INSTRUCTION: Both the line containing "Emit a web page" and the line containing "const series = [linearVals, treeVals, knVals, nnVals].map((v, i)" are part of the range to copy, along with every line between them. Copy it exactly and leave out the pictures.

Entries from a dataset
## Start

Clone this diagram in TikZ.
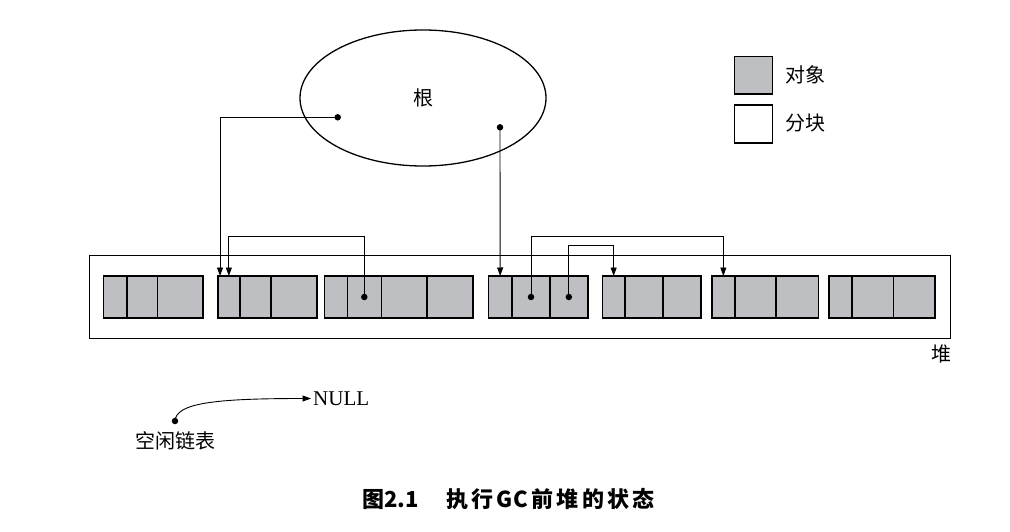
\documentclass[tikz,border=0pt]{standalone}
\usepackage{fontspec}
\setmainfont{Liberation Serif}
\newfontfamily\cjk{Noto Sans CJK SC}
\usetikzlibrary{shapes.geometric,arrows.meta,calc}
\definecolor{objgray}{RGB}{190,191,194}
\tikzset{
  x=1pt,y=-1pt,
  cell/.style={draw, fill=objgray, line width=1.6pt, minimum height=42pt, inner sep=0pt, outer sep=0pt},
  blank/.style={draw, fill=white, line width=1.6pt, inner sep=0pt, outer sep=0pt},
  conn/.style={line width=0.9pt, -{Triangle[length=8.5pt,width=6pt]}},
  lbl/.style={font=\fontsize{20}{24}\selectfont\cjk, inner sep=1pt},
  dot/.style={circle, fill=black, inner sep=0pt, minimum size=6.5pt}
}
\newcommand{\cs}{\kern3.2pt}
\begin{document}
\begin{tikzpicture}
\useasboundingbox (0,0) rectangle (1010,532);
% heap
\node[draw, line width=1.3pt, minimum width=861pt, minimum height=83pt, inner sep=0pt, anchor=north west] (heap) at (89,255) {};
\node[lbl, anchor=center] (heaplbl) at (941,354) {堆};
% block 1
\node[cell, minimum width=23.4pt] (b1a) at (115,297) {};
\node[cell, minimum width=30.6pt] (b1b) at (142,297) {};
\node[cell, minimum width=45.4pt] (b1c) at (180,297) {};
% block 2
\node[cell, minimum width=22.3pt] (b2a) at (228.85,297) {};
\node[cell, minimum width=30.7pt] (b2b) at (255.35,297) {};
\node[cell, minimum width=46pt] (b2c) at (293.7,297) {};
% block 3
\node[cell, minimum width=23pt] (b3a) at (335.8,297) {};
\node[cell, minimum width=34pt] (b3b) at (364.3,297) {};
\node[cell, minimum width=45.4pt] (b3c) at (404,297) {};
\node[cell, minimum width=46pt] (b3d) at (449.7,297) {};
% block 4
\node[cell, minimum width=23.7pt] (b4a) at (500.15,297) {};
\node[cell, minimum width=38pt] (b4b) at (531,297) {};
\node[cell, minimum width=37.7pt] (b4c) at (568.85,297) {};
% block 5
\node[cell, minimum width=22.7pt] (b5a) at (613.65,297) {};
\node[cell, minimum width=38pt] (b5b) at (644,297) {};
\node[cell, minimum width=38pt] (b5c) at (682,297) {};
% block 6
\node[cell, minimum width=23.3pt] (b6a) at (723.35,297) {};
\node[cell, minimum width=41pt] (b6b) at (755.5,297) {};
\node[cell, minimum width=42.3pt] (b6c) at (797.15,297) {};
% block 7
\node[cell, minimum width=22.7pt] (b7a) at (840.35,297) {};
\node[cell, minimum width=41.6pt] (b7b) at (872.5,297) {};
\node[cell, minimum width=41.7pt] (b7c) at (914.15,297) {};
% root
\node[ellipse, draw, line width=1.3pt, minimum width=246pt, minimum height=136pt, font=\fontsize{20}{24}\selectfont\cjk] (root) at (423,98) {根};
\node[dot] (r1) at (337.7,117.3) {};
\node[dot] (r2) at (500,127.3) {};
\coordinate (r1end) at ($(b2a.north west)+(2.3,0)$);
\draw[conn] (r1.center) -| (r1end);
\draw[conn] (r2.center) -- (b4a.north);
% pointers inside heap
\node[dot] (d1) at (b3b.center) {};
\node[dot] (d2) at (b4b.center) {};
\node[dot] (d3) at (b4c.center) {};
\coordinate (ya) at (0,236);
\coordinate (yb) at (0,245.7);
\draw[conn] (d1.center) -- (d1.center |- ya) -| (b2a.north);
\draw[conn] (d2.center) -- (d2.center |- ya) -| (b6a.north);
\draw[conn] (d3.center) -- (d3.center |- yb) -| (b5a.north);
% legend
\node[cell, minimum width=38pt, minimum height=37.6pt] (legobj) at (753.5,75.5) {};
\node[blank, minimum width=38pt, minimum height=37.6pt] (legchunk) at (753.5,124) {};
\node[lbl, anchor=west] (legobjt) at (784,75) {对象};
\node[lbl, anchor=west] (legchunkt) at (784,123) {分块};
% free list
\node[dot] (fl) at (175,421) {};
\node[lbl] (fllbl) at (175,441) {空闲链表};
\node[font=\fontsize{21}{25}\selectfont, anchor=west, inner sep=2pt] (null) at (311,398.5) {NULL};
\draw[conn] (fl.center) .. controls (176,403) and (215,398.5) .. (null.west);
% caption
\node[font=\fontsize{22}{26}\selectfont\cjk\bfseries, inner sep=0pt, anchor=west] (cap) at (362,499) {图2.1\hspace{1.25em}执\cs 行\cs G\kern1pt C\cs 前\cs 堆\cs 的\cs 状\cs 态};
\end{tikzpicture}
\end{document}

## End
## Start

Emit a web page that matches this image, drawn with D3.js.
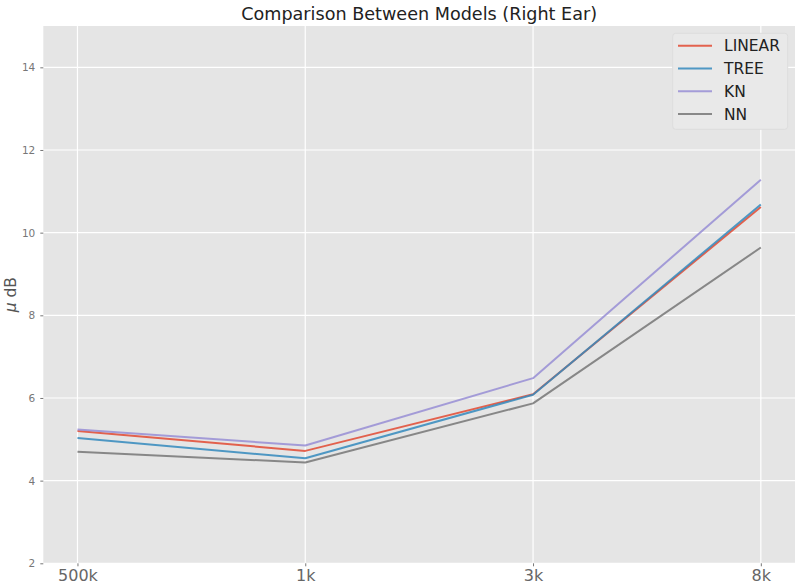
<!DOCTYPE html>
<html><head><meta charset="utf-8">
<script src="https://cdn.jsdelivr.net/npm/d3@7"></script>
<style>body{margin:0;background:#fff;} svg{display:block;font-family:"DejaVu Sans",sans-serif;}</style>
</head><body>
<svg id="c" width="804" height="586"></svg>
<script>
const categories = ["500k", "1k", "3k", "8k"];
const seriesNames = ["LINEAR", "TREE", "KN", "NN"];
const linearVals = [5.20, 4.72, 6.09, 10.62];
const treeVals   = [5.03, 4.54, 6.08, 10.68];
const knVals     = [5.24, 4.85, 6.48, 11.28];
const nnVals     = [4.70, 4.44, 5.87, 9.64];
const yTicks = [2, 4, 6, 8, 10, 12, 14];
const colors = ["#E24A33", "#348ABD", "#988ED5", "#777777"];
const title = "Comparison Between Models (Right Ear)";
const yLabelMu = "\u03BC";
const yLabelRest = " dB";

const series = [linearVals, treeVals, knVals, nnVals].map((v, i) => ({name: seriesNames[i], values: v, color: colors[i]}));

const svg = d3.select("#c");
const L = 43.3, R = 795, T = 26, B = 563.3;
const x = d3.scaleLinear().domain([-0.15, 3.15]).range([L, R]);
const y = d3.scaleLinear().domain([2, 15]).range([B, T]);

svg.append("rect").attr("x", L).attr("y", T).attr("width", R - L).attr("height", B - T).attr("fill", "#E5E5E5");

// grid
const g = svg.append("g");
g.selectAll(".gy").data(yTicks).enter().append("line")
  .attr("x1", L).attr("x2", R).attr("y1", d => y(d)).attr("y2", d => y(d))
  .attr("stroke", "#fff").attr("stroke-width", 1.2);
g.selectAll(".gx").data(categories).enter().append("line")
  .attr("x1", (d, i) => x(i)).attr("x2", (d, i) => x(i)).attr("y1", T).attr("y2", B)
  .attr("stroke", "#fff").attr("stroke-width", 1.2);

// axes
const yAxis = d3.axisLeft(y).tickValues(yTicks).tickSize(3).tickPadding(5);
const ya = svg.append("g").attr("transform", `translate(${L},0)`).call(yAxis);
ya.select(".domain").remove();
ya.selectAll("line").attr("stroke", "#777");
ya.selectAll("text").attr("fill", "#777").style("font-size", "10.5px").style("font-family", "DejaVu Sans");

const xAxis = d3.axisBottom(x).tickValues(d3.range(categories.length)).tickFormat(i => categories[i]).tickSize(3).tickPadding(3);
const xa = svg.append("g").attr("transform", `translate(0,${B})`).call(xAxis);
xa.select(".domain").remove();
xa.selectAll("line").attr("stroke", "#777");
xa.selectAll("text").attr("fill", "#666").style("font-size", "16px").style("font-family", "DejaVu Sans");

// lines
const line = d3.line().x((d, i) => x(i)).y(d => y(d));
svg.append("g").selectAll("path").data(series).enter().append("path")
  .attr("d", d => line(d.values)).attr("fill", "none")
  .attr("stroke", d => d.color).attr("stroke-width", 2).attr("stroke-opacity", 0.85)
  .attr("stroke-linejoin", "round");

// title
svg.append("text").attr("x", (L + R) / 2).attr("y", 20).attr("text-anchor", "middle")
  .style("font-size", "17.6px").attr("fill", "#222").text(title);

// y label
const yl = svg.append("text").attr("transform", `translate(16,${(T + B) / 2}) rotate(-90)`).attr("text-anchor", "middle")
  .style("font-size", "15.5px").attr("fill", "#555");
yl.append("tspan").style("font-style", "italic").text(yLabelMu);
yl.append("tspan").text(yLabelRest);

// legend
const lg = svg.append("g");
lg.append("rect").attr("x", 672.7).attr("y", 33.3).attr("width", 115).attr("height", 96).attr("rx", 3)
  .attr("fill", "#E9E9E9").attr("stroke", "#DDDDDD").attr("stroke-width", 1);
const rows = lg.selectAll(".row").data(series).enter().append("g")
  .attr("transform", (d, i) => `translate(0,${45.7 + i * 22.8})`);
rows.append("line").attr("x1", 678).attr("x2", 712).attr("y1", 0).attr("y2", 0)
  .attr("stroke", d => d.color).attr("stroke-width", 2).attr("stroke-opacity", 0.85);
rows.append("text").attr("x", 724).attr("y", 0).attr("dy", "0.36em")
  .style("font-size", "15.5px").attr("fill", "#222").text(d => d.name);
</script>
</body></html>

## End

RESULT OF THE TASK:
Emit a web page that matches this image, drawn with D3.js.
<!DOCTYPE html>
<html><head><meta charset="utf-8">
<script src="https://cdn.jsdelivr.net/npm/d3@7"></script>
<style>body{margin:0;background:#fff;} svg{display:block;font-family:"DejaVu Sans",sans-serif;}</style>
</head><body>
<svg id="c" width="804" height="586"></svg>
<script>
const categories = ["500k", "1k", "3k", "8k"];
const seriesNames = ["LINEAR", "TREE", "KN", "NN"];
const linearVals = [5.20, 4.72, 6.09, 10.62];
const treeVals   = [5.03, 4.54, 6.08, 10.68];
const knVals     = [5.24, 4.85, 6.48, 11.28];
const nnVals     = [4.70, 4.44, 5.87, 9.64];
const yTicks = [2, 4, 6, 8, 10, 12, 14];
const colors = ["#E24A33", "#348ABD", "#988ED5", "#777777"];
const title = "Comparison Between Models (Right Ear)";
const yLabelMu = "\u03BC";
const yLabelRest = " dB";

const series = [linearVals, treeVals, knVals, nnVals].map((v, i) => ({name: seriesNames[i], values: v, color: colors[i]}));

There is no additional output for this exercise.